The buyer observes a 1.5% loss due to broken bags. Following the CWT formula:

  1. Convert to pounds: 1.8 tons × 2000 = 3600 lb.
  2. Shrink adjustment: 3600 × (1 − 0.015) = 3546 lb.
  3. Total cost: $592.20.
  4. Net CWT: 3546 ÷ 100 = 35.46.
  5. Per hundredweight: $592.20 ÷ 35.46 = $16.70.

Comparing this $16.70 rate to the industry average of $34.20 per CWT for LTL shipments indicates an excellent deal, likely because flour occupies a low freight class. Without running the CWT calculation, the procurement team could not benchmark the contract accurately.

Common Pitfalls and How to Avoid Them

Ignoring Unit Conversions

Mixing kilograms, metric tons, and pounds creates discrepancies. Establish a policy that all internal spreadsheets store weights in pounds even if the source document uses another unit.

Underestimating Shrink

When shrink is unknown, use historical averages rather than assuming zero. A feedlot that routinely sees 4% shrink but budgets for 2% will overpay by roughly $8 per CWT when cattle prices hover around $200. The difference becomes a major loss across multiple truckloads.

Leaving Out Accessorials

Fuel surcharges often change weekly.
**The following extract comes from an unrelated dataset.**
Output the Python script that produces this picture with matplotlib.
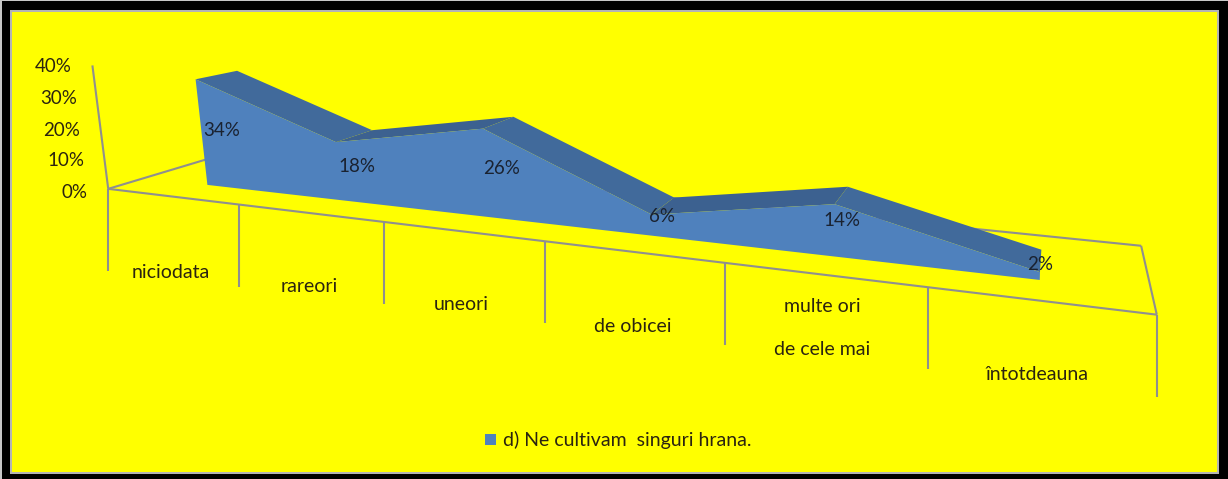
"""3-D style area chart, drawn with a small camera fitted to the chart frame."""
import matplotlib
matplotlib.use("Agg")
import matplotlib.pyplot as plt
import numpy as np
from matplotlib.patches import Rectangle

W, H = 1228, 479

categories = ["niciodata", "rareori", "uneori", "de obicei", "multe ori\nde cele mai", "întotdeauna"]
values = [0.34, 0.18, 0.26, 0.06, 0.14, 0.02]
value_ticks = [0.0, 0.1, 0.2, 0.3, 0.4]
legend_label = "d) Ne cultivam  singuri hrana."

# Layout: frame points (category, value, depth) -> pixel, used to fit the camera
FRAME = [
    ((0, 0, 0), (108, 190)), ((1, 0, 0), (240, 205)), ((2, 0, 0), (384, 222)),
    ((3, 0, 0), (545, 241)), ((4, 0, 0), (725, 263)), ((5, 0, 0), (928, 286)),
    ((6, 0, 0), (1157, 314)), ((0, 0.4, 0), (92, 62)), ((0, 0, 1), (228, 152)),
    ((6, 0, 1), (1141, 247)), ((6, 0.4, 0), (1165, 140)),
]
DEPTH_FRONT, DEPTH_BACK = 0.28, 0.63
LINE = "#8f8f8f"
FRONT = "#4f81bd"
TOP_DOWN = "#416a9b"
TOP_UP = "#3c6190"
TEXT = "#2b2410"

plt.rcParams["font.family"] = ["Lato", "DejaVu Sans"]


def fit_camera(pairs):
    rows = []
    for (c, v, d), (x, y) in pairs:
        p = [c, v * 10, d, 1]
        rows.append(p + [0, 0, 0, 0] + [-x / 1000 * q for q in p])
        rows.append([0, 0, 0, 0] + p + [-y / 1000 * q for q in p])
    return np.linalg.svd(np.array(rows, dtype=float))[2][-1].reshape(3, 4)


CAM = fit_camera(FRAME)


def project(c, v, d):
    u = CAM @ np.array([c, v * 10, d, 1.0])
    return u[0] / u[2] * 1000, u[1] / u[2] * 1000


def main():
    fig = plt.figure(figsize=(W / 100, H / 100), dpi=100)
    ax = fig.add_axes([0, 0, 1, 1])
    ax.set_xlim(0, W)
    ax.set_ylim(H, 0)
    ax.axis("off")

    # outer border
    ax.add_patch(Rectangle((0, 0), W, H, fc="#c8c8c8", ec="none"))
    ax.add_patch(Rectangle((2, 1), W - 2, H - 1, fc="black", ec="none"))
    ax.add_patch(Rectangle((10, 10), 1209, 464, fc="#b4b4b4", ec="none"))
    ax.add_patch(Rectangle((12, 12), 1205, 460, fc="#ffff00", ec="none"))

    def seg(p, q):
        a, b = project(*p), project(*q)
        ax.plot([a[0], b[0]], [a[1], b[1]], color=LINE, lw=1.5, solid_capstyle="butt", zorder=2)

    # walls and floor
    seg((0, 0, 0), (0, 0.39, 0))
    seg((0, 0, 0), (6, 0, 0))
    seg((0, 0, 0), (0, 0, 1))
    seg((0, 0, 1), (6, 0, 1))
    seg((6, 0, 1), (6, 0, 0))
    for i in range(len(categories) + 1):
        x, y = project(i, 0, 0)
        ax.plot([x, x], [y, y + 82], color=LINE, lw=1.5, solid_capstyle="butt", zorder=2)

    # area: top faces then front face
    pos = np.arange(len(values)) + 0.5
    for i in range(len(values) - 1):
        quad = [project(pos[i], values[i], DEPTH_FRONT), project(pos[i + 1], values[i + 1], DEPTH_FRONT),
                project(pos[i + 1], values[i + 1], DEPTH_BACK), project(pos[i], values[i], DEPTH_BACK)]
        col = TOP_DOWN if values[i + 1] < values[i] else TOP_UP
        ax.fill(*zip(*quad), color=col, lw=0, zorder=3)
    front = [project(p, v, DEPTH_FRONT) for p, v in zip(pos, values)]
    front += [project(pos[-1], 0, DEPTH_FRONT), project(pos[0], 0, DEPTH_FRONT)]
    ax.fill(*zip(*front), color=FRONT, lw=0, zorder=4)

    # value labels
    label_xy = [(222, 130), (357, 167), (502, 168), (662, 216), (842, 221), (1040, 264)]
    for v, (x, y) in zip(values, label_xy):
        ax.text(x, y, f"{v:.0%}", ha="center", va="center", fontsize=13.5, color="#1a2230", zorder=5)

    # axis labels
    tick_xy = [(88, 192), (84, 161), (80, 130), (77, 98), (72, 66)]
    for v, (x, y) in zip(value_ticks, tick_xy):
        ax.text(x, y, f"{v:.0%}", ha="right", va="center", fontsize=13.5, color=TEXT)
    cat_xy = [(171, 272), (309, 287), (461, 304), (633, 327), (822, 328), (1037, 374)]
    for name, (x, y) in zip(categories, cat_xy):
        ax.text(x, y, name, ha="center", va="center", fontsize=14, color=TEXT, linespacing=2.8)

    # legend
    ax.add_patch(Rectangle((485, 434), 11, 11, fc=FRONT, ec="none"))
    ax.text(503, 440, legend_label, ha="left", va="center", fontsize=14, color=TEXT)

    fig.savefig("out.png", dpi=100)


if __name__ == "__main__":
    main()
If you calculate CWT using only the base rate, your comparison to market benchmarks will seem favorable even when the actual invoice is 15% higher. Always recompute using the full cost.

Advanced Techniques: Scenario Planning and Sensitivity

Experts push beyond simple calculations to simulate how changes in shrink, commodity price, or accessorial fees affect per hundredweight outcomes. Consider building scenarios in a spreadsheet or business intelligence tool to stress-test your budgets. Here are two quick methods:

Scenario 1: Shrink Sensitivity

Create a table where shrink varies from 0% to 8% in 0.5% increments while total cost and gross weight remain constant. Plot the resulting per CWT numbers. You will see a near-linear increase that quantifies the cost of poor handling.
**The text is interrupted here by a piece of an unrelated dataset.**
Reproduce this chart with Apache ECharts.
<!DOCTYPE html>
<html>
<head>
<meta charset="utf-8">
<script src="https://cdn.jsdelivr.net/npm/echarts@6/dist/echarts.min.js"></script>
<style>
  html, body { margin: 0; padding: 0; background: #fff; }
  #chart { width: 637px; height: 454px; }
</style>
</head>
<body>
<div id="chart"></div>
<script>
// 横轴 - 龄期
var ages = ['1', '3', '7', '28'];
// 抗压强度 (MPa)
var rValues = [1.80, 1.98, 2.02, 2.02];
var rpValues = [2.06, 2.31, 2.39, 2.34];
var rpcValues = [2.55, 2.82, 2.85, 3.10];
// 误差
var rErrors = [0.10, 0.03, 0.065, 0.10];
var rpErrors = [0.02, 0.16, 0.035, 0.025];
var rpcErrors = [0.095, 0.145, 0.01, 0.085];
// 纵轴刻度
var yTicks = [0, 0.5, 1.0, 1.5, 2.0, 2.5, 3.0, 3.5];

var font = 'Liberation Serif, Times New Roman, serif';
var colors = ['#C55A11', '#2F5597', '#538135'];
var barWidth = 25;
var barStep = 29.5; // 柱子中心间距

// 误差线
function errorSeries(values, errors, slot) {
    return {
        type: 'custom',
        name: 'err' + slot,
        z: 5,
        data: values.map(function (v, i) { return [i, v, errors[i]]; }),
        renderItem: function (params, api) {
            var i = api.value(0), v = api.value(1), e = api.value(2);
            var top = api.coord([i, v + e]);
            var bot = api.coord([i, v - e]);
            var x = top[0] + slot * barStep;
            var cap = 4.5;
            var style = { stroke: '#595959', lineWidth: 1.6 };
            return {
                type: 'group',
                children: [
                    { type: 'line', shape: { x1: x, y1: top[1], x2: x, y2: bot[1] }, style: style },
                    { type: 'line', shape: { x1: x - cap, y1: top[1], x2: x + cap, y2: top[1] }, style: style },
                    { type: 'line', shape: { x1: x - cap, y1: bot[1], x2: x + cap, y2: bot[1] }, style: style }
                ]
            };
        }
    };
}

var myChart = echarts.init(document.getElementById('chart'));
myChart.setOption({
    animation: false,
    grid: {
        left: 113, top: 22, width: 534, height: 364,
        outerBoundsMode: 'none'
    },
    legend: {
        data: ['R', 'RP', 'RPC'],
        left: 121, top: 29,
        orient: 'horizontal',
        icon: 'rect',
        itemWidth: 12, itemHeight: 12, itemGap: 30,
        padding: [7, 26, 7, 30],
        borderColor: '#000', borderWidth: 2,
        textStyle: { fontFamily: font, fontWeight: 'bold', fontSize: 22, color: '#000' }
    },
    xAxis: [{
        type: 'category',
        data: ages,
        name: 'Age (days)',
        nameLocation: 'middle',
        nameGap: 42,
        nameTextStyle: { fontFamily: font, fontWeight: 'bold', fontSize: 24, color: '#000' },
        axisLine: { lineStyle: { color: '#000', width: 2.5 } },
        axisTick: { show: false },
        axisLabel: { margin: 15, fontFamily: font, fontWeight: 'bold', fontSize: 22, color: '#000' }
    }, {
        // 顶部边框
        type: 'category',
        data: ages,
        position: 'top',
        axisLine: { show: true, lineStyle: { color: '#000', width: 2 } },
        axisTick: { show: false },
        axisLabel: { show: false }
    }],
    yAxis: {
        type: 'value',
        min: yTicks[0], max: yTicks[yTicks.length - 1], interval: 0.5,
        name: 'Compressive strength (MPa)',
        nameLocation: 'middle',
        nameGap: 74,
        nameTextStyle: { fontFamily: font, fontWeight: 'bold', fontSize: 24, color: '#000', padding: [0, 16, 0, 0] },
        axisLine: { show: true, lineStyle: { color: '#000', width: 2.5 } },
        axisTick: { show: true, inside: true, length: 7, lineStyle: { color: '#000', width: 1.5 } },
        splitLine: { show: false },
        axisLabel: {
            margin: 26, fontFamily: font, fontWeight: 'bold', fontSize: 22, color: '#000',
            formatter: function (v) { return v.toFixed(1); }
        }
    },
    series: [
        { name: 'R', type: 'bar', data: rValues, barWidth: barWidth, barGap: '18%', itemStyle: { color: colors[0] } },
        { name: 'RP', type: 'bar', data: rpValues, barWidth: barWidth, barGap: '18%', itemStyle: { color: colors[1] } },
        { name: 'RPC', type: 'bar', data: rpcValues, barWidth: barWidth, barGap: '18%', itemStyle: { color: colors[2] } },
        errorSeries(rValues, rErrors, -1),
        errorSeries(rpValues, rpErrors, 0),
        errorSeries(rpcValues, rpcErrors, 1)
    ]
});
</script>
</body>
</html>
Scenario 2: Accessorial Inflation

Apply a 20% increase to fuel surcharge and lumper fees to reflect volatile diesel prices. Recalculate the per hundredweight metric and compare it to your contractual ceilings. This reveals how quickly a seemingly minor surcharge can push you beyond profitable levels.

Implementing a Digital Per Hundredweight Workflow

Modern shippers and producers integrate per hundredweight logic into enterprise resource planning (ERP) systems. Here’s a condensed roadmap:

  1. Data Capture: Pull weight tickets, invoices, and shrink logs into a centralized database.
  2. Automation: Use scripts (like the calculator above) to standardize conversions and compute net CWT automatically.
  3. Visualization: Embed charts that compare actual CWT versus benchmarks or budgets.
  4. Alerts: Trigger notifications when per hundredweight costs exceed thresholds.

Building such a workflow ensures that every purchasing or logistics decision is based on clean, comparable metrics. Over time, organizations identify lanes or suppliers that consistently outperform and use the insight to renegotiate or reallocate volume.

Conclusion: Mastering Per Hundredweight is Strategic

Calculating per hundredweight is no longer a mundane back-office task; it is a strategic capability. From livestock auctions to LTL rate sheets, decision-makers rely on CWT to compare deals, evaluate shrink, and communicate across departments. By standardizing weights, documenting shrink, capturing every fee, and benchmarking against reliable sources like USDA and BLS, you can defend every purchasing decision. The calculator provided on this page accelerates that process, while the supporting data and best practices ensure accuracy and transparency. Adopt the discipline today to make smarter, more profitable choices in every load you buy, sell, or ship.